Posted to mapreduce-user@hadoop.apache.org by Rajan Dev <ku...@gmail.com> on 2010/02/03 13:36:36 UTC

Reading Counters

We have a hadoop job running and have used custom counters to track  few
counters ( like no of successfully processed documents matching certain
conditions)


Since we need to get this counters even while the Hadoop job is running , we
wrote another Java program to read these counters

*
Counter reader*  program will do the following :


1)      List all the running jobs.

2)   Get the running job using Job name

2)     Get all the counter for individual running jobs

3)      Set this counters in variables.
        We could successfully read these counters  , but since we need to
show these counters to custom UI , how can we show these counters?

        we looked into various options to read these counters to show in UI
as following :

      1. Dump these counters to database , however this may be overhead
      2. Write web service   and UI will invoke the functions from these
service to show in UI ( However since we need to run "Counter reader
program "  with Hadoop command it might not be feasible to write web service
?   )

      so the question is can we achive to read the counters using simple
Java APIs ? Does anyone have idea how does the default jobtracker JSP works
? we wanted to built something similar to this

thanks
Rajan Dev

Re: Reading Counters

Posted by Ted Xu <te...@gmail.com>.
Rajan,

It is possible for clients to read counters using Java API. You can create
an RPC proxy to retrieve them ( by calling  RPC.getProxy() ). In fact the
hadoop command use that way. However, jobs that retired by JobTracker (
those been put into the history page as presented in web UI ) cannot
retrieve counters like that. If a job is retired, you can read counters in
the job history file.

The web UI do not get JobTracker information by client.

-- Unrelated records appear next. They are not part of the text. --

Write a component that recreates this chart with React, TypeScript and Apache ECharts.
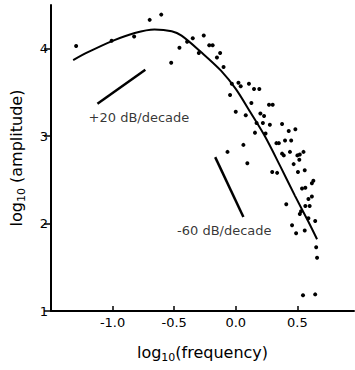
import React, { useEffect, useRef } from "react";
import * as echarts from "echarts";

const curveX = [-1.32, -1.2, -1.0, -0.82, -0.66, -0.52, -0.44, -0.28, -0.12, 0.0, 0.12, 0.24, 0.36, 0.48, 0.59, 0.66];
const curveY = [3.87, 3.96, 4.09, 4.18, 4.22, 4.2, 4.15, 3.96, 3.75, 3.54, 3.27, 2.99, 2.66, 2.32, 2.02, 1.82];

const scatterX = [-1.296, -1.008, -0.825, -0.699, -0.605, -0.457, -0.524, -0.395, -0.349, -0.26, -0.215, -0.188, -0.3, -0.153, -0.127, -0.099, -0.032, 0.022, 0.04, 0.107, -0.046, 0.148, 0.191, 0.127, 0.27, 0.3, 0.0, 0.081, 0.2, 0.23, 0.169, 0.22, 0.277, 0.376, 0.156, 0.242, 0.43, 0.484, 0.062, 0.33, 0.35, 0.4, 0.45, 0.376, 0.39, 0.44, 0.5, 0.52, 0.55, 0.47, 0.516, 0.296, 0.336, 0.505, 0.56, 0.538, 0.565, 0.618, 0.63, 0.618, 0.59, 0.41, 0.565, 0.6, 0.53, 0.52, 0.59, 0.645, 0.457, 0.49, 0.56, 0.653, 0.66, 0.546, 0.645, -0.067, 0.094];
const scatterY = [4.03, 4.09, 4.14, 4.33, 4.39, 4.01, 3.84, 4.08, 4.12, 4.15, 4.04, 4.04, 3.95, 3.9, 3.95, 3.79, 3.6, 3.61, 3.57, 3.6, 3.47, 3.54, 3.54, 3.38, 3.36, 3.36, 3.28, 3.24, 3.26, 3.23, 3.15, 3.15, 3.13, 3.14, 3.04, 3.03, 3.06, 3.08, 2.9, 2.92, 2.92, 2.95, 2.95, 2.8, 2.78, 2.82, 2.78, 2.79, 2.82, 2.68, 2.73, 2.59, 2.58, 2.59, 2.61, 2.4, 2.41, 2.46, 2.49, 2.31, 2.28, 2.22, 2.2, 2.2, 2.14, 2.11, 2.06, 2.03, 1.98, 1.89, 1.92, 1.73, 1.61, 1.18, 1.19, 2.82, 2.69];

const slopeUpX = [-1.123, -0.734];
const slopeUpY = [3.37, 3.76];
const slopeDownX = [-0.167, 0.062];
const slopeDownY = [2.76, 2.075];

const annotTexts = ["+20 dB/decade", "-60 dB/decade"];
const annotX = [-0.786, -0.093];
const annotY = [3.21, 1.92];

const xTicks = [-1.0, -0.5, 0.0, 0.5];
const yTicks = [1, 2, 3, 4];

const FONT = "DejaVu Sans";

export default function App() {
  const ref = useRef<HTMLDivElement>(null);
  useEffect(() => {
    if (!ref.current) return;
    const chart = echarts.init(ref.current, null, { renderer: "svg" });
    const zip = (a: number[], b: number[]) => a.map((v, i) => [v, b[i]]);
    chart.setOption({
      animation: false,
      backgroundColor: "#fff",
      grid: { left: 49, right: 1, top: 5, bottom: 59 },
      xAxis: {
        type: "value",
        min: -1.5,
        max: 0.96,
        name: "{a|log}{s|10}{a|(frequency)}",
        nameLocation: "middle",
        nameGap: 30,
        nameTextStyle: {
          rich: {
            a: { fontFamily: FONT, fontSize: 16, color: "#000", lineHeight: 22, verticalAlign: "middle" },
            s: { fontFamily: FONT, fontSize: 11, color: "#000", lineHeight: 22, verticalAlign: "bottom" },
          },
        },
        splitLine: { show: false },
        axisLine: { onZero: false, lineStyle: { color: "#000", width: 2 } },
        axisTick: { inside: true, length: 5, lineStyle: { color: "#000", width: 1.5 }, customValues: xTicks },
        axisLabel: {
          customValues: xTicks,
          formatter: (v: number) => v.toFixed(1),
          color: "#000",
          fontFamily: FONT,
          fontSize: 13,
          margin: 5,
        },
      },
      yAxis: {
        type: "value",
        min: 1,
        max: 4.5,
        name: "{a|log}{s|10}{a| (amplitude)}",
        nameLocation: "middle",
        nameGap: 24,
        nameRotate: 90,
        nameTextStyle: {
          rich: {
            a: { fontFamily: FONT, fontSize: 16, color: "#000", lineHeight: 22, verticalAlign: "middle" },
            s: { fontFamily: FONT, fontSize: 11, color: "#000", lineHeight: 22, verticalAlign: "bottom" },
          },
        },
        splitLine: { show: false },
        axisLine: { show: true, onZero: false, lineStyle: { color: "#000", width: 2 } },
        axisTick: { show: true, length: 7, lineStyle: { color: "#000", width: 1.5 }, customValues: yTicks },
        axisLabel: {
          customValues: yTicks,
          color: "#000",
          fontFamily: FONT,
          fontSize: 13,
          margin: 3,
        },
      },
      series: [
        {
          type: "line",
          data: zip(curveX, curveY),
          smooth: 0.3,
          showSymbol: false,
          lineStyle: { color: "#000", width: 2 },
          z: 3,
        },
        {
          type: "scatter",
          data: zip(scatterX, scatterY),
          symbolSize: 4,
          itemStyle: { color: "#000", opacity: 1 },
          z: 4,
        },
        {
          type: "line",
          data: zip(slopeUpX, slopeUpY),
          showSymbol: false,
          lineStyle: { color: "#000", width: 2.5 },
        },
        {
          type: "line",
          data: zip(slopeDownX, slopeDownY),
          showSymbol: false,
          lineStyle: { color: "#000", width: 2.5 },
        },
        {
          type: "scatter",
          data: annotTexts.map((t, i) => ({ value: [annotX[i], annotY[i]], name: t })),
          symbolSize: 0,
          label: {
            show: true,
            position: "inside",
            formatter: (p: any) => p.name,
            color: "#000",
            fontFamily: FONT,
            fontSize: 13,
          },
        },
      ],
    });
    return () => chart.dispose();
  }, []);
  return (
    <div
      ref={ref}
      style={{ position: "fixed", left: 0, top: 0, width: 355, height: 370 }}
    />
  );
}
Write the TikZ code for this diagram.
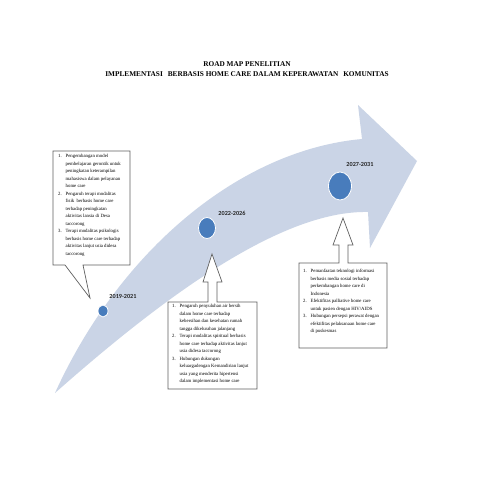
\documentclass[tikz,border=0pt]{standalone}
\usepackage{fontspec}
\setmainfont{Liberation Serif}
\newfontfamily\yearfont{Carlito}
\usetikzlibrary{shapes.geometric}
\definecolor{bandblue}{RGB}{202,212,230}
\definecolor{dotblue}{RGB}{72,124,188}
\definecolor{boxgray}{RGB}{95,95,95}
\newlength{\itmw}
\setlength{\itmw}{7.5pt}
\newcommand{\itm}[1]{\makebox[\itmw][l]{#1}}

\begin{document}
\begin{tikzpicture}[x=1pt,y=-1pt,
  box/.style={draw=boxgray,line width=.7pt,fill=white},
  boxtext/.style={anchor=north west,inner sep=0pt,align=left,font=\fontsize{4.8}{7.5}\selectfont},
  dot/.style={ellipse,draw=white,line width=.8pt,fill=dotblue,inner sep=0pt},
  year/.style={font=\yearfont\bfseries\fontsize{6.2}{7}\selectfont,text=black!85,inner sep=0pt}]
  \fill[white] (0,0) rectangle (495,495);
  \useasboundingbox (0,0) rectangle (495,495);
   \coordinate (TailEnd) at (55,393);
   \coordinate (HeadTip) at (417,161);
   \coordinate (TipA) at (90,298);
   \coordinate (TipB) at (212,254);
   \coordinate (TipC) at (343,218);
  \node[font=\bfseries\fontsize{7.3}{10}\selectfont,align=center] (title) at (247,69)
     {ROAD MAP PENELITIAN\\IMPLEMENTASI\hspace{5pt}BERBASIS HOME CARE DALAM KEPERAWATAN\hspace{5pt}KOMUNITAS};
  % the big curved arrow
  \fill[bandblue] (TailEnd) .. controls (120,250) and (240,150) .. (362,139)
     -- (358,105) -- (HeadTip) -- (370,248) -- (368,212)
     .. controls (280,210) and (160,300) .. (TailEnd) -- cycle;
  \node[dot,minimum width=10pt,minimum height=12pt] (dotA) at (103,311) {};
  \node[dot,minimum width=17pt,minimum height=21pt] (dotB) at (207,228) {};
  \node[dot,minimum width=23pt,minimum height=28pt] (dotC) at (340,186) {};
  \node[year] (yearA) at (123,296) {2019-2021};
  \node[year] (yearB) at (232,213) {2022-2026};
  \node[year] (yearC) at (360,164) {2027-2031};
  % callouts
  \draw[box] (53,151) -- (130,151) -- (130,265) -- (83,265) -- (TipA) -- (65,265) -- (53,265) -- cycle;
  \draw[box] (168,302) -- (208,302) -- (208,282) -- (203,282) -- (TipB) -- (222,282) -- (217,282)
     -- (217,302) -- (257,302) -- (257,389) -- (168,389) -- cycle;
  \draw[box] (299,263) -- (339,263) -- (339,245) -- (333,245) -- (TipC) -- (353,245) -- (348,245)
     -- (348,263) -- (387,263) -- (387,348) -- (299,348) -- cycle;
  \node[boxtext] (textA) at (58,154) {\itm{1.}Pengembangan model\\
     \itm{}pembelajaran gerontik untuk\\
     \itm{}peningkatan keterampilan\\
     \itm{}mahasiswa dalam pelayanan\\
     \itm{}home care\\
     \itm{2.}Pengaruh terapi modalitas\\
     \itm{}fisik\ \ berbasis home care\\
     \itm{}terhadap peningkatan\\
     \itm{}aktivitas lansia di Desa\\
     \itm{}taccorong\\
     \itm{3.}Terapi modalitas psikologis\\
     \itm{}berbasis home care terhadap\\
     \itm{}aktivitas lanjut usia didesa\\
     \itm{}taccorong};
  \node[boxtext] (textB) at (172,304) {\itm{1.}Pengaruh penyuluhan air bersih\\
     \itm{}dalam home care terhadap\\
     \itm{}kebersihan dan kesehatan rumah\\
     \itm{}tangga dikelurahan jalanjang\\
     \itm{2.}Terapi modalitas spiritual berbasis\\
     \itm{}home care terhadap aktivitas lanjut\\
     \itm{}usia didesa taccorong\\
     \itm{3.}Hubungan dukungan\\
     \itm{}keluargadengan Kemandirian lanjut\\
     \itm{}usia yang menderita hipertensi\\
     \itm{}dalam implementasi home care};
  \node[boxtext] (textC) at (303,269) {\itm{1.}Pemanfaatan teknologi informasi\\
     \itm{}berbasis media sosial terhadap\\
     \itm{}perkembangan home care di\\
     \itm{}Indonesia\\
     \itm{2.}Efektifitas palliative home care\\
     \itm{}untuk pasien dengan HIV/AIDS\\
     \itm{3.}Hubungan persepsi perawat dengan\\
     \itm{}efektifitas pelaksanaan home care\\
     \itm{}di puskesmas};
\end{tikzpicture}
\end{document}
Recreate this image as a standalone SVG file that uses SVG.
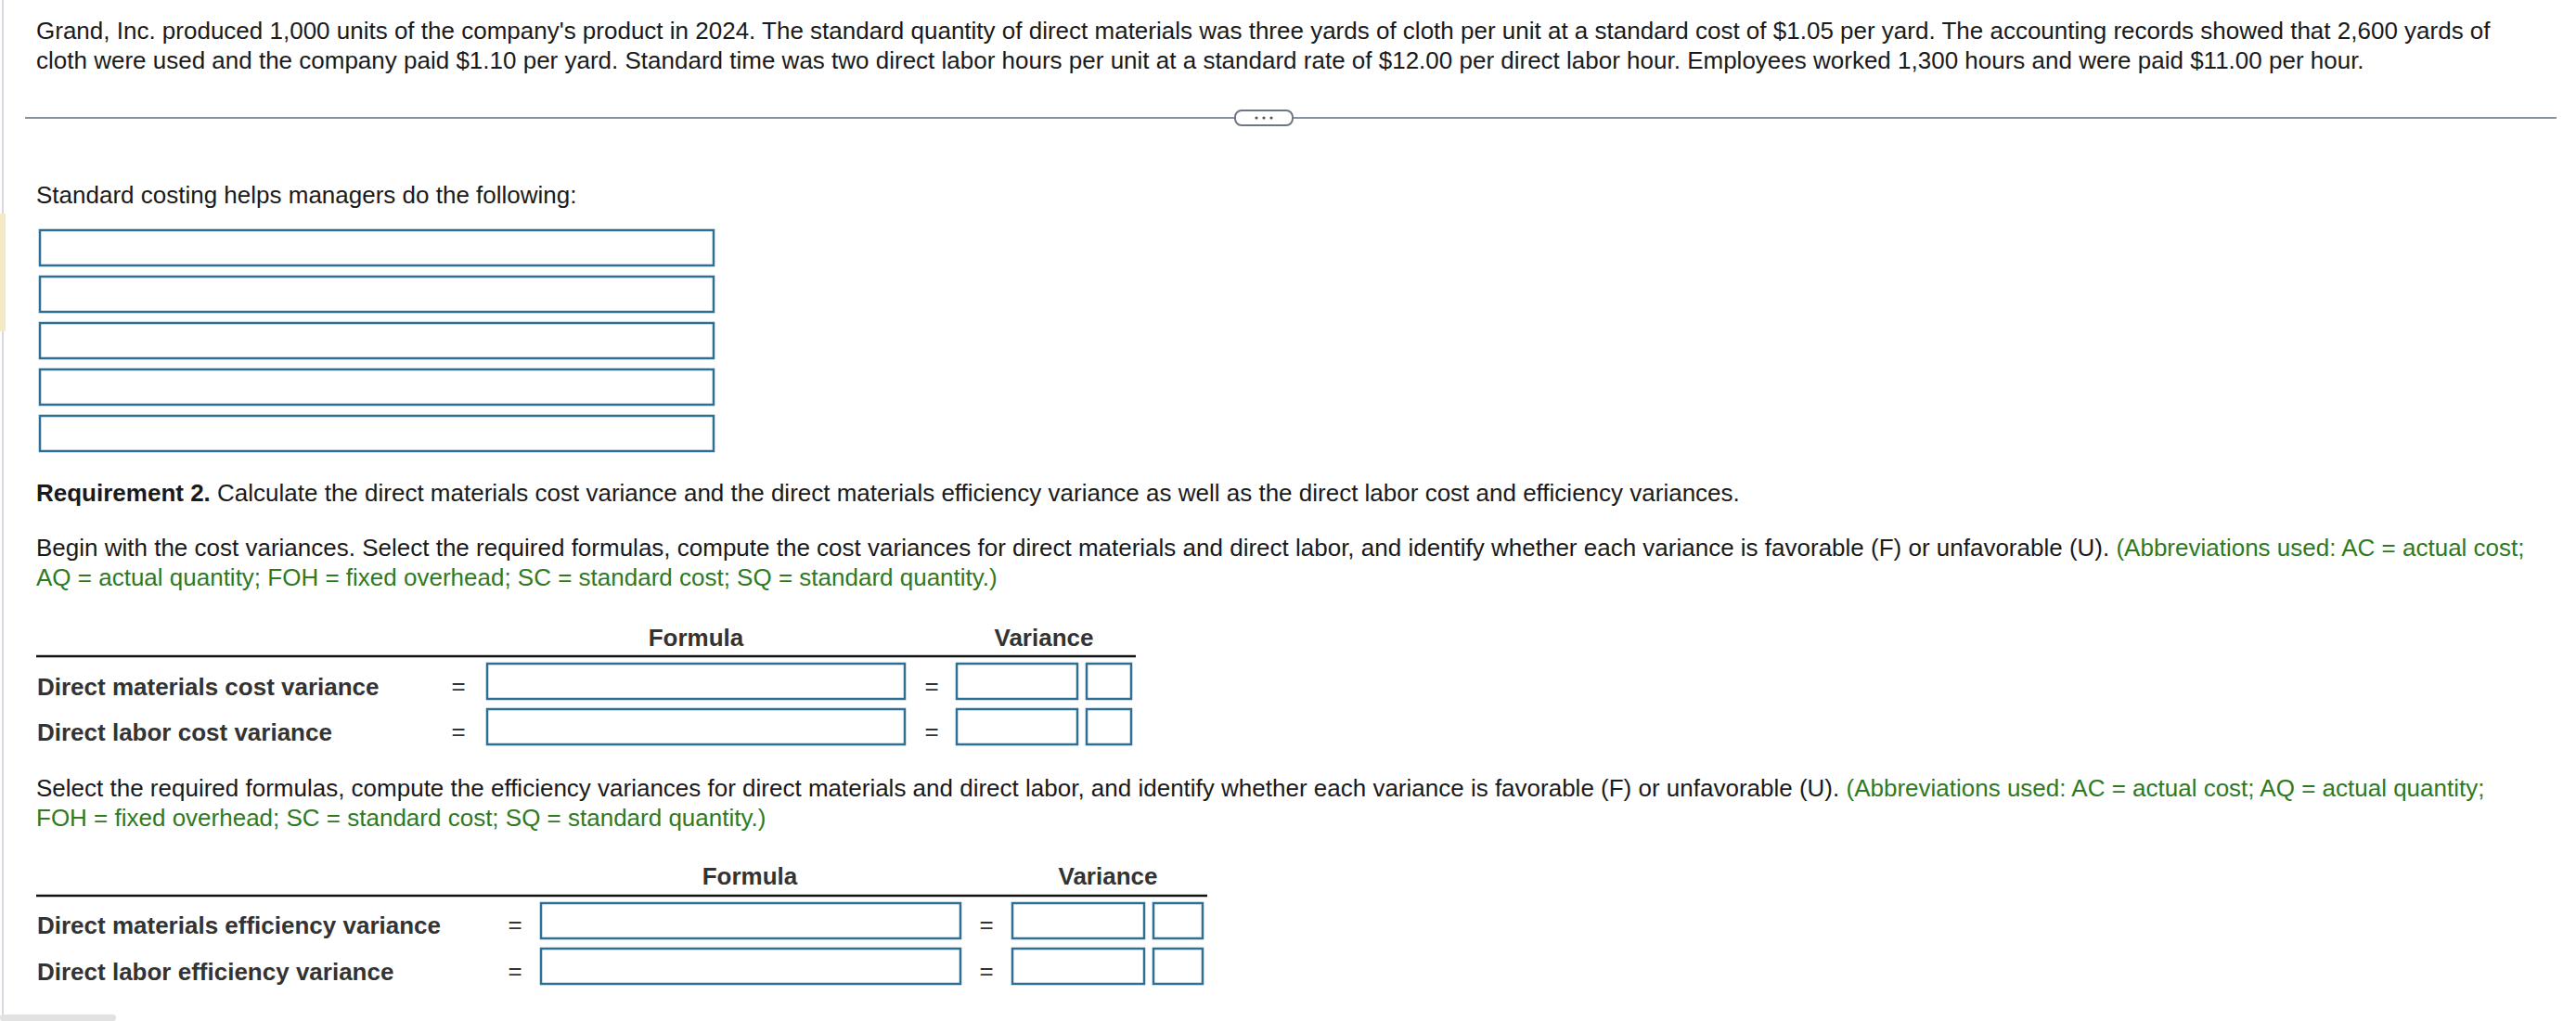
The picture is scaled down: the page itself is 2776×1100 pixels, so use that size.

When the http server
start, it calls jsp setAttribute() to make sure the JSP page have full
access to the *real* JobTracker instance.

2010/2/3 Rajan Dev <ku...@gmail.com>

> We have a hadoop job running and have used custom counters to track  few
> counters ( like no of successfully processed documents matching certain
> conditions)
>
>
> Since we need to get this counters even while the Hadoop job is running ,
> we wrote another Java program to read these counters
>
> *
> Counter reader*  program will do the following :
>
>
> 1)      List all the running jobs.
>
> 2)   Get the running job using Job name
>
> 2)     Get all the counter for individual running jobs
>
> 3)      Set this counters in variables.
>         We could successfully read these counters  , but since we need to
> show these counters to custom UI , how can we show these counters?
>
>         we looked into various options to read these counters to show in UI
> as following :
>
>       1. Dump these counters to database , however this may be overhead
>       2. Write web service   and UI will invoke the functions from these
> service to show in UI ( However since we need to run "Counter reader
> program "  with Hadoop command it might not be feasible to write web service
> ?   )
>
>       so the question is can we achive to read the counters using simple
> Java APIs ? Does anyone have idea how does the default jobtracker JSP works
> ? we wanted to built something similar to this
>
> thanks
> Rajan Dev
>

Best regards,

Ted Xu